> DATA SECTION
____

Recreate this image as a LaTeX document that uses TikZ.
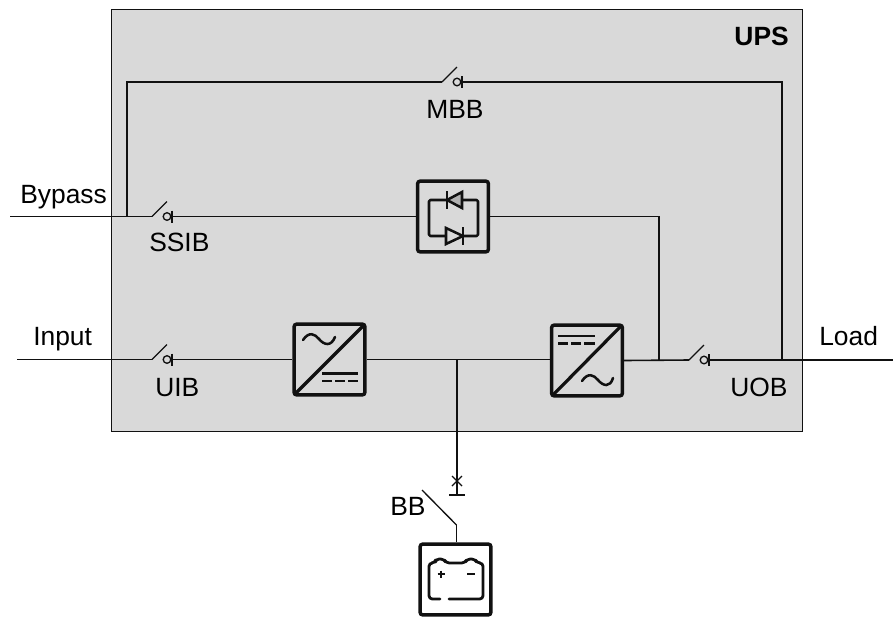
\documentclass[tikz,border=0pt]{standalone}
\usepackage{fontspec}
\setmainfont{Liberation Sans}
\definecolor{upsgrey}{HTML}{D9D9D9}
\definecolor{inkc}{HTML}{111111}
\tikzset{
  px/.style={x=0.75pt,y=-0.75pt},
  wire/.style={draw=inkc,line width=1.2pt},
  diag/.style={draw=inkc,line width=2.4pt,line cap=butt},
  fine/.style={draw=inkc,line width=1.9pt},
  symbolbox/.style={draw=inkc,line width=2.6pt,rounded corners=1.8pt,minimum size=53pt,inner sep=0pt,fill=none},
  batbox/.style={symbolbox},
  lbl/.style={font=\fontsize{19.8}{22}\selectfont,inner sep=0pt,text=black},
  ctswitch/.pic={
    \coordinate (-in) at (0,0);
    \coordinate (-out) at (20,0);
    \draw[draw=inkc,line width=1pt] (0,0) -- (15,-15);
    \draw[draw=inkc,line width=1pt] (15,0) circle[radius=3.8];
    \draw[draw=inkc,line width=1pt] (20,-6) -- (20,6);
  }
}
\begin{document}
\begin{tikzpicture}[px]
\useasboundingbox (0,0) rectangle (893,619);
\fill[white] (0,0) rectangle (893,619);
\node[draw=inkc,fill=upsgrey,line width=0.7pt,minimum width=518pt,minimum height=316.5pt,inner sep=0pt,anchor=north west] (ups) at (111,9) {};

% symbol boxes
\node[symbolbox] (ssb) at (453,216.5) {};
\node[symbolbox] (rect) at (329.5,359.5) {};
\node[symbolbox] (inv) at (587,360.5) {};
\node[batbox] (bat) at (455.5,579.5) {};

% switches
\pic (mbb) at (442,82) {ctswitch};
\pic (ssib) at (152,216.5) {ctswitch};
\pic (uib) at (152,359.5) {ctswitch};
\pic (uob) at (689,360) {ctswitch};

% free ends and junctions
\coordinate (bypassend) at (10,216.5);
\coordinate (inputend) at (17,359.5);
\coordinate (loadend) at (893,360);
\coordinate (bpjoin) at (127,216.5);
\coordinate (bptop) at (127,82);
\coordinate (mbbtop) at (782,82);
\coordinate (mbbjoin) at (782,360);
\coordinate (ssbturn) at (659,216.5);
\coordinate (ssbjoin) at (659,360);
\coordinate (dcjoin) at (457,359.5);
\coordinate (fusebar) at (457,495);
\coordinate (bbtop) at (456.5,525);
\coordinate (bbblade) at (422,490);

% wires
\draw[wire] (bypassend) -- (ssib-in);
\draw[wire] (bpjoin) -- (bptop) -- (mbb-in);
\draw[wire] (mbb-out) -- (mbbtop) -- (mbbjoin);
\draw[wire] (ssib-out) -- (ssb.west);
\draw[wire] (ssb.east) -- (ssbturn) -- (ssbjoin);
\draw[wire] (inputend) -- (uib-in);
\draw[wire] (uib-out) -- (rect.west);
\draw[wire] (rect.east) -- (inv.west |- rect.east);
\draw[wire] (inv.east) -- (uob-in);
\draw[wire] (uob-out) -- (loadend);
\draw[wire] (dcjoin) -- (fusebar);
\draw[wire] (fusebar) ++(-8,0) -- ++(16,0);
\draw[wire,line width=1pt] (452,476) -- (462,486) (462,476) -- (452,486);
\draw[wire,line width=1pt] (bbblade) -- (bbtop);
\draw[wire] (bbtop) -- (bat.north -| bbtop);

% static switch diodes
\draw[fine,line join=round,rounded corners=1pt] (447,200) -- (429,200) -- (429,236) -- (446,236);
\draw[fine,line join=round,rounded corners=1pt] (462,200) -- (478,200) -- (478,236) -- (463,236);
\draw[fine,fill=gray!60,line join=miter] (447,200) -- (462,192) -- (462,208) -- cycle;
\draw[fine] (447,191) -- (447,209);
\draw[fine,line join=miter] (463,236) -- (446,228) -- (446,244) -- cycle;
\draw[fine] (463,227) -- (463,245);

% rectifier symbol
\draw[diag] (294,395) -- (365,324);
\draw[fine,line cap=round] (303,340) .. controls (309,331) and (315,334) .. (319,339) .. controls (324,345) and (331,347) .. (335,337);
\draw[fine] (322,373.5) -- (358,373.5);
\draw[fine] (322,381) -- (332,381) (335,381) -- (345,381) (348,381) -- (358,381);

% inverter symbol
\draw[diag] (552,396) -- (622,325);
\draw[fine,line cap=round] (582,381) .. controls (588,372) and (594,375) .. (598,380) .. controls (603,386) and (610,388) .. (613,378);
\draw[fine] (558,336) -- (595,336);
\draw[fine] (558,343.5) -- (568,343.5) (571,343.5) -- (581,343.5) (584,343.5) -- (595,343.5);

% battery symbol
\draw[fine,line width=2.1pt,line cap=round,line join=round,rounded corners=2.5pt]
  (440,599) -- (429,599) -- (429,563) -- (435,563) -- (436,559) -- (444,559) -- (446,563) -- (465,563) -- (467,559) -- (475,559) -- (477,563) -- (483,563) -- (483,599) -- (449,599);
\draw[fine,line width=1.7pt] (437.5,574) -- (444.5,574) (441,570.5) -- (441,577.5);
\draw[fine,line width=1.7pt] (467,574) -- (475,574);

% labels
\node[lbl,font=\fontsize{19.8}{22}\selectfont\bfseries,anchor=east] (upsl) at (789,36) {UPS};
\node[lbl,anchor=base west] (bypassl) at (20,203) {Bypass};
\node[lbl,anchor=base west] (inputl) at (33,345) {Input};
\node[lbl,anchor=base west] (loadl) at (819,345) {Load};
\node[lbl,anchor=base west] (mbbl) at (426,118) {MBB};
\node[lbl,anchor=base west] (ssibl) at (149,251) {SSIB};
\node[lbl,anchor=base west] (uibl) at (155,396) {UIB};
\node[lbl,anchor=base west] (uobl) at (730,396) {UOB};
\node[lbl,anchor=base west] (bbl) at (390,515) {BB};
\end{tikzpicture}
\end{document}
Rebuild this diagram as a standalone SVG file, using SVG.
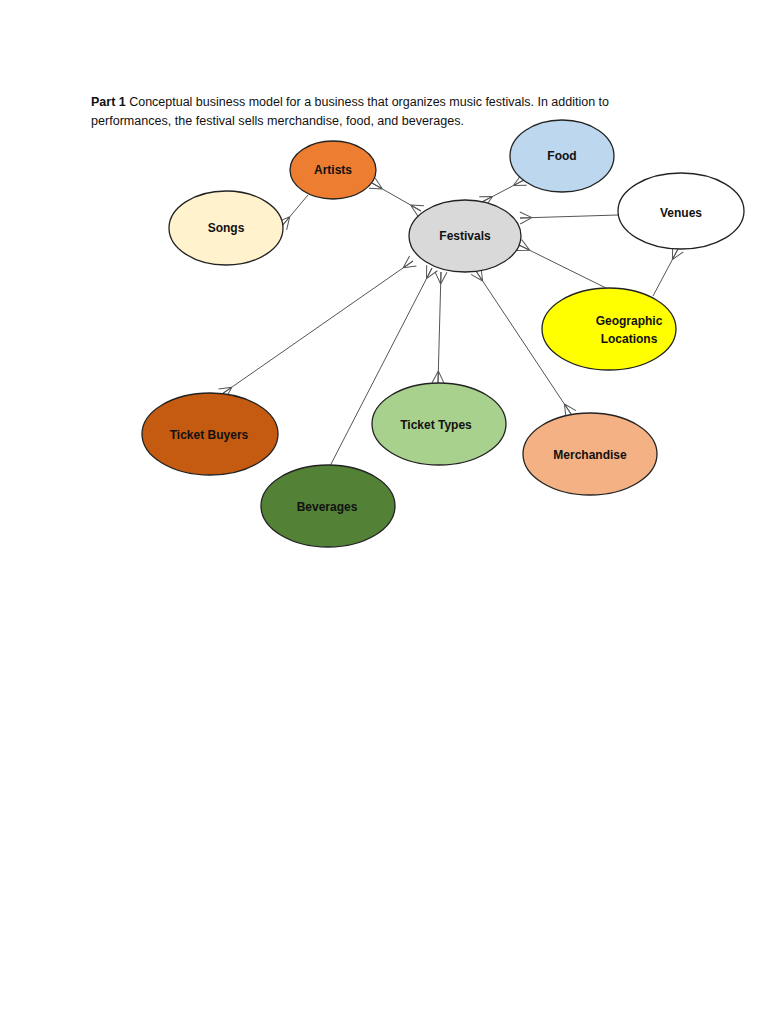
<svg xmlns="http://www.w3.org/2000/svg" width="768" height="1024" viewBox="0 0 768 1024">
<style>
.n{stroke:#222;stroke-width:1.3}
.t{font-family:"Liberation Sans",Arial,sans-serif;font-size:12px;font-weight:bold;fill:#111;text-anchor:middle}
.h{font-family:"Liberation Sans",Arial,sans-serif;font-size:12px;fill:#111}
#conn line{stroke:#555;stroke-width:1}
</style>
<defs>
<marker id="crow" viewBox="-14 -8 16 16" markerWidth="16" markerHeight="16" refX="0" refY="0" orient="auto-start-reverse" markerUnits="userSpaceOnUse">
<path d="M-12 0L0 -6M-12 0L0 6M-12 0L0 0" fill="none" stroke="#555" stroke-width="1"/>
</marker>
</defs>
<rect width="768" height="1024" fill="#fff"/>
<text class="h" x="91" y="106" textLength="518" lengthAdjust="spacingAndGlyphs"><tspan font-weight="bold">Part 1</tspan> Conceptual business model for a business that organizes music festivals. In addition to</text>
<text class="h" x="91" y="125" textLength="373" lengthAdjust="spacingAndGlyphs">performances, the festival sells merchandise, food, and beverages.</text>
<g id="conn">
<line x1="282" y1="226" x2="308" y2="195" marker-start="url(#crow)"/>
<line x1="372" y1="183" x2="421" y2="211" marker-start="url(#crow)" marker-end="url(#crow)"/>
<line x1="524" y1="180" x2="482" y2="202" marker-start="url(#crow)" marker-end="url(#crow)"/>
<line x1="618" y1="215" x2="520" y2="218" marker-end="url(#crow)"/>
<line x1="606" y1="288" x2="519" y2="245" marker-end="url(#crow)"/>
<line x1="653" y1="296" x2="678" y2="249" marker-end="url(#crow)"/>
<line x1="222" y1="394" x2="413" y2="261" marker-start="url(#crow)" marker-end="url(#crow)"/>
<line x1="330" y1="466" x2="432" y2="268" marker-end="url(#crow)"/>
<line x1="438" y1="383" x2="441" y2="272" marker-start="url(#crow)" marker-end="url(#crow)"/>
<line x1="571" y1="414" x2="476" y2="271" marker-start="url(#crow)" marker-end="url(#crow)"/>
</g>
<g id="artists"><ellipse class="n" cx="333" cy="170" rx="43" ry="29" fill="#ed7d31"/><text class="t" x="333" y="174">Artists</text></g>
<g id="songs"><ellipse class="n" cx="226" cy="228" rx="57" ry="37" fill="#fff2cc"/><text class="t" x="226" y="232">Songs</text></g>
<g id="food"><ellipse class="n" cx="562" cy="156" rx="52" ry="36" fill="#bdd7ee"/><text class="t" x="562" y="160">Food</text></g>
<g id="festivals"><ellipse class="n" cx="465" cy="236" rx="56" ry="36" fill="#d9d9d9"/><text class="t" x="465" y="240">Festivals</text></g>
<g id="venues"><ellipse class="n" cx="681" cy="211" rx="63" ry="38" fill="#fff"/><text class="t" x="681" y="217">Venues</text></g>
<g id="geo"><ellipse class="n" cx="609" cy="329" rx="67" ry="41" fill="#ffff00"/><text class="t" x="629" y="325">Geographic</text><text class="t" x="629" y="343">Locations</text></g>
<g id="buyers"><ellipse class="n" cx="210" cy="434" rx="68" ry="41" fill="#c55a11"/><text class="t" x="209" y="439">Ticket Buyers</text></g>
<g id="beverages"><ellipse class="n" cx="328" cy="506" rx="67" ry="41" fill="#538135"/><text class="t" x="327" y="511">Beverages</text></g>
<g id="types"><ellipse class="n" cx="439" cy="424" rx="67" ry="41" fill="#a9d18e"/><text class="t" x="436" y="429">Ticket Types</text></g>
<g id="merch"><ellipse class="n" cx="590" cy="454" rx="67" ry="41" fill="#f4b183"/><text class="t" x="590" y="459">Merchandise</text></g>
</svg>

____

> REQUIREMENTS
Gather each line from the listing above that holds "this".

> RESULT BELOW
Recreate this image as a LaTeX document that uses TikZ.
Rebuild this diagram as a standalone SVG file, using SVG.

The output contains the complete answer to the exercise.